Wendy Williams gets online hate after saying she is 'sick of' the #MeToo movement

Wendy Williams YouTube/Wendy Williams

During the Jan. 25 episode of "Hot Topic" segment of her "The Wendy Williams Show," the morning talk show host drew netizens' ire after defending singer R. Kelly and then later on claiming she's "sick of" the #MeToo movement. 

Netizens took to Twitter their anger after Williams said she is tired of the #MeToo movement — a popular online movement started by Tarana Burke that encourages women who had been victims of sexual abuse to speak up. This statement was made after she claimed that the victims of sexual abuse allegations against "I Believe I Can Fly" singer R. Kelly do not qualify as part of the #MeToo movement.

Williams started her segment talking about the grassroot campaign #MuteRKelly. The campaign has been specifically created for victims of Kelly with the aim of canceling his upcoming concerts and consequently, erasing him from the music industry. Kelly has been involved in sexual abuse scandals (with many of them involving underaged girls) for the most part of his music career, with the latest being about the sex cult he supposedly runs, according to an investigative story in Buzzfeed in July last year.

"So there's a grassroot movement to remove R. Kelly's music...or remove R. Kelly from the music industry forever," she said, adding, "What is this 10 years too late? Really?"

She, later on, added that #MuteRKelly is not going to work. "Black people aren't really good at protesting. Not since the King march...it's not going to work," she further claimed.

Williams also talked about Kelly's previous marriage with his former protégé, Aaliyah, whom he had married at the age of 15. She said, "R. Kelly wasn't a 'Me Too.' Aaliyah voluntarily married him when she was 15 years old. Her parents voluntarily let her do it." Contrary to what she said, however, Rolling Stones, published an article stating that Kelly and Aaliyah lied about her age in the marriage certificate and that her parents were not aware of them doing so.

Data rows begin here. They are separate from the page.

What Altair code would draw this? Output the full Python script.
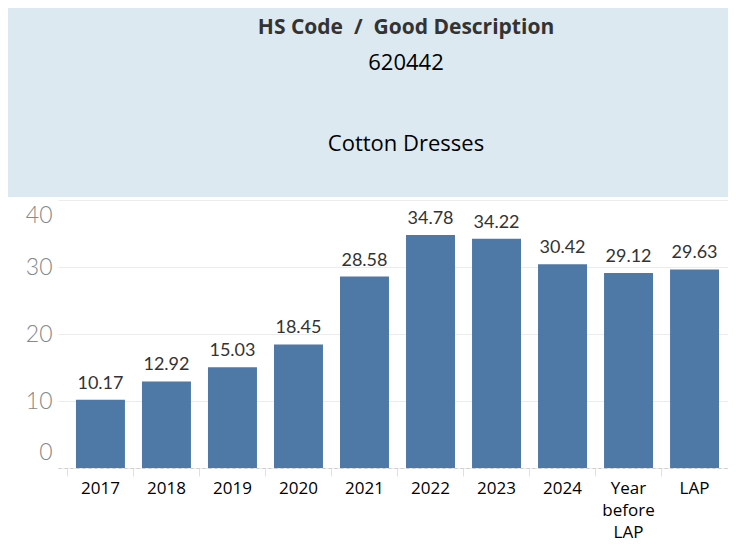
import altair as alt
import pandas as pd

categories = ["2017", "2018", "2019", "2020", "2021", "2022", "2023", "2024", "Year before LAP", "LAP"]
values = [10.17, 12.92, 15.03, 18.45, 28.58, 34.78, 34.22, 30.42, 29.12, 29.63]
y_ticks = [0, 10, 20, 30, 40]
header_title = "HS Code\u00a0\u00a0/\u00a0\u00a0Good Description"
header_code = "620442"
header_desc = "Cotton Dresses"

df = pd.DataFrame({"cat": categories, "value": values})
hdr = pd.DataFrame({"k": [0]})

W, H = 670, 268
FONT = "Open Sans"

x_enc = alt.X(
    "cat:N",
    sort=categories,
    title=None,
    scale=alt.Scale(paddingInner=0.258, paddingOuter=0.204, align=0.667),
    axis=alt.Axis(
        labelAngle=0,
        labelFont=FONT,
        labelFontSize=17,
        labelFontWeight=500,
        labelColor="#000000",
        labelPadding=4,
        labelLineHeight=22,
        labelExpr="datum.value == 'Year before LAP' ? ['Year', 'before', 'LAP'] : datum.value",
        domainColor="#cccccc",
        domainDash=[3, 3],
        tickColor="#e0e0e0",
        tickSize=8,
        bandPosition=-0.17,
        grid=False,
    ),
)
y_enc = alt.Y(
    "value:Q",
    title=None,
    scale=alt.Scale(domain=[0, 40], nice=False),
    axis=alt.Axis(
        values=y_ticks,
        domain=False,
        ticks=False,
        labelFont="Lato",
        labelFontWeight=300,
        labelFontSize=23,
        labelColor="#888888",
        labelPadding=6,
        labelFlush=True,
        labelFlushOffset=-4,
        gridColor="#ececec",
        gridWidth=1,
    ),
)

bars = alt.Chart(df).mark_bar(color="#4e79a7").encode(x=x_enc, y=y_enc)
labels = alt.Chart(df).mark_text(
    baseline="bottom", dy=-7, fontSize=18, font="Lato", color="#333333"
).encode(x=alt.X("cat:N", sort=categories), y="value:Q", text=alt.Text("value:Q", format=".2f"))

rect = alt.Chart(hdr).mark_rect(color="#dde9f0").encode(
    x=alt.value(-50), x2=alt.value(W), y=alt.value(-192), y2=alt.value(-3)
)
t1 = alt.Chart(hdr).mark_text(
    font=FONT, fontSize=21, fontWeight="bold", color="#333333", align="center", baseline="middle"
).encode(x=alt.value(348), y=alt.value(-172), text=alt.value(header_title))
t2 = alt.Chart(hdr).mark_text(
    font=FONT, fontSize=22, color="#000000", align="center", baseline="middle"
).encode(x=alt.value(348), y=alt.value(-137), text=alt.value(header_code))
t3 = alt.Chart(hdr).mark_text(
    font=FONT, fontSize=22, color="#000000", align="center", baseline="middle"
).encode(x=alt.value(348), y=alt.value(-56), text=alt.value(header_desc))

chart = alt.layer(rect, t1, t2, t3, bars, labels).properties(
    width=W, height=H, padding={"left": 0, "top": 0, "right": 0, "bottom": 10}
).configure_view(stroke=None)

chart.save("out.html", embed_options={"renderer": "svg", "actions": False})
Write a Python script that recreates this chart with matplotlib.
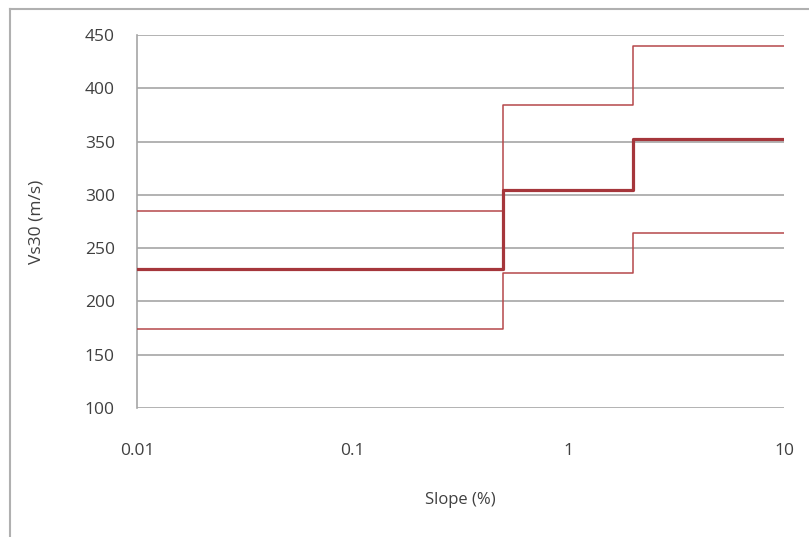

She continued to talk about Kelly's sex tape with a minor, defending the singer in the process. She said that the underage girl in the video "let it go down." Not long after, she remarked that Kelly's underage victims and their parents are to blame for why the sexual abuses they are alleging him of happened.

Williams ended her discussion by saying, "I'm sick of this #MeToo movement...I love that people are speaking up for the first time and coming out and everything but now it's got...I look at all men like, 'You're a #MeToo.' All of 'em, all of 'em, which is not fair."